A question of definition
Part of the problem is that the industry lacks a standardised definition of cloud computing. “Much of the fault can be laid at the door of various vendors,” explains Jeff Goldberg, an analyst at Oliver Wyman-owned consultancy Celent and author of a report titled Cloud Computing, SaaS and Technology Outsourcing for Banks. “They have rapidly been relabelling their products as ‘cloud-compatible’ only for unsuspecting customers to find that there is nothing new or cloud-compatible at all.”
Three current buzzphrases - cloud computing, software-as-a-service (SaaS) and application service provider (ASP) - describe different, but related, activities. Cloud computing, according to Celent, refers to the outsourcing of IT hardware, such as storage, servers and other infrastructure services, to a vendor that provides these services via the internet on an on-demand basis. Users, therefore, pay only for what they use and can call on these services as and when they need them.
SaaS, on the other hand, refers to the outsourcing of various applications, but not hardware. While SaaS is based on all users having access to the same application via the same internet-based route, ASP - the third area - employs private networks and constant customisation, making it less economical.

Further hurdles
Regulatory and licensing issues may hinder the adoption of cloud computing and SaaS by securities firms. Under EU rules, customer data should not be stored beyond the confines of the EU, and similar rules apply in the US. Regarding licensing, it is unclear how service level agreements would change to accommodate external data hosting. “A vendor going out of business is very different when all the code is hosted externally rather than installed at the customer site, and the terms of the contract need to reflect this,” notes Goldberg in his report.
Despite the rapid growth in vendor numbers - there are now roughly 85 providers, led by IBM, Microsoft, Amazon, Salesforce and Google - these obstacles mean that cloud computing will be a gradual trend. “At the moment, we do not have a general consensus of what cloud computing is; there is no template on how to do it and the technology has not matured yet,” explains Fred Ponzo, who recently launched GreySpark Partners, a capital markets IT consulting firm.
Ponzo distinguishes three different layers - hardware, middleware (which connects different parts of an application or a series of applications) and software - noting that all three must be outsourced to achieve cloud computing. “So far, we have seen banks outsourcing their hardware to data management centres, but the other two are a work in progress,” he says.

According to US-based IT consultants Gartner, which identified cloud computing as the leading contender in its Hype Cycle for Emerging Technologies Report 2009, maturity of the industry will comprise two stages.

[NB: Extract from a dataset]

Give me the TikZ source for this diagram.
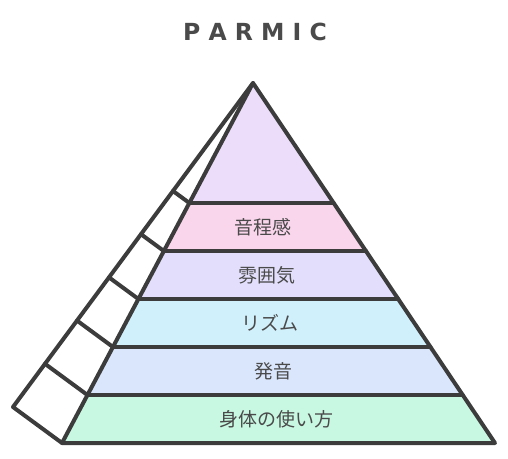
\documentclass[tikz,border=0pt]{standalone}
\usepackage{fontspec}
\usepackage{tikz}
\usetikzlibrary{calc}
\newfontfamily\jpfont{Noto Sans CJK JP}
\newfontfamily\titlefont{DejaVu Sans}
\definecolor{EdgeGray}{HTML}{3C3C3C}
\definecolor{TextGray}{HTML}{4A4A4A}
\definecolor{TopLilac}{HTML}{ECDDFB}
\definecolor{PitchPink}{HTML}{FAD6EC}
\definecolor{MoodLavender}{HTML}{E3DEFB}
\definecolor{RhythmCyan}{HTML}{D0F0FC}
\definecolor{VoiceBlue}{HTML}{DAE6FC}
\definecolor{BodyMint}{HTML}{C8F8E2}

\begin{document}
\begin{tikzpicture}[x=1pt,y=-1pt,
  edge/.style={draw=EdgeGray,line width=4,line cap=round,line join=round},
  layer/.style={text=TextGray,font=\jpfont\fontsize{19}{22}\selectfont,inner sep=0}]
\useasboundingbox (0,0) rectangle (508,458);
% corners of the pyramid
\coordinate (apex) at (253,83);
\coordinate (baseL) at (62,443);
\coordinate (baseR) at (495,443);
\coordinate (back) at (13,407);
\node[text=TextGray,font=\titlefont\bfseries\fontsize{23.5}{26}\selectfont] (title) at (255,32) {P A R M I C};
% fills
\fill[TopLilac] (apex) -- ($(apex)!0.3333!(baseR)$) -- ($(apex)!0.3333!(baseL)$) -- cycle;
\foreach \ta/\tb/\col/\txt/\i in {0.3333/0.4667/PitchPink/音程感/1,
    0.4667/0.6/MoodLavender/雰囲気/2,
    0.6/0.7333/RhythmCyan/リズム/3,
    0.7333/0.8667/VoiceBlue/発音/4,
    0.8667/1/BodyMint/身体の使い方/5} {
  \fill[\col] ($(apex)!\ta!(baseL)$) -- ($(apex)!\ta!(baseR)$)
    -- ($(apex)!\tb!(baseR)$) -- ($(apex)!\tb!(baseL)$) -- cycle;
  \node[layer] (lay\i) at ($($(apex)!{(\ta+\tb)/2}!(baseL)$)!0.5!($(apex)!{(\ta+\tb)/2}!(baseR)$)$) {\txt};
}
% outlines
\draw[edge] (baseL) -- (apex) -- (baseR) -- cycle;
\draw[edge] (apex) -- (back) -- (baseL);
\foreach \t in {0.3333,0.4667,0.6,0.7333,0.8667} {
  \draw[edge] ($(apex)!\t!(baseL)$) -- ($(apex)!\t!(baseR)$);
  \draw[edge] ($(apex)!\t!(baseL)$) -- ($(apex)!\t!(back)$);
}
\end{tikzpicture}
\end{document}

The first is characterised by private clouds: data centres that are still owned by the corporate users and managed in-house. These take advantage of cloud-enabling technologies, such as the virtualisation provided by VMware and the internet. As users become comfortable with the technology, they will then migrate to public clouds, the second stage, where nearly all of a company’s information-technology operations are outsourced and managed by a third party that owns clusters of data centres.

Spending on cloud computing, believes Gartner, will initially be concentrated on private cloud computing. Overall, the cloud services market will grow by 25% over the next year, from US$70.8bn this year to US$88.8bn in 2011.

Until now, concerns around security and control have ensured that banks follow this incremental approach, applying cloud computing to non-core operations first. “Despite the high levels of security offered by leading cloud providers, there can be a psychological barrier to entrusting data to a third party,” explains Stuart Berwick, CEO of Singletrack Systems, UK joint venture partner of Salesforce.com. “This means that banks are starting with fewer critical applications and moving more to the cloud as they see the benefits. The obvious candidates include human resources, customer relationship management and content management systems.”

Nevertheless, the effect of the trend over time will be to reduce IT staffing requirements across the industry. “I think investment banks will outsource peripheral applications to the cloud but retain their core applications in-house, potentially using a private cloud,” says Jeremy Symonds, Chief Technology Officer, DST Global Solutions, a technology provider to investment managers. “In terms of how this will affect IT departments, I expect that, over time, there will be a reduction in the number of pure technology staff and a better alignment of the core objectives of the business and IT departments than there is today.”

Uptake is likely to be quicker for smaller firms with less invested in existing IT systems. Cohn of Oliver Wyman says: “There will not be the same level of IT spend in small or medium-sized firms: they may employ cloud computing across the spectrum for end-to-end services. The larger or more sophisticated companies, such as high-frequency trading firms, may choose a more component-based type of service.”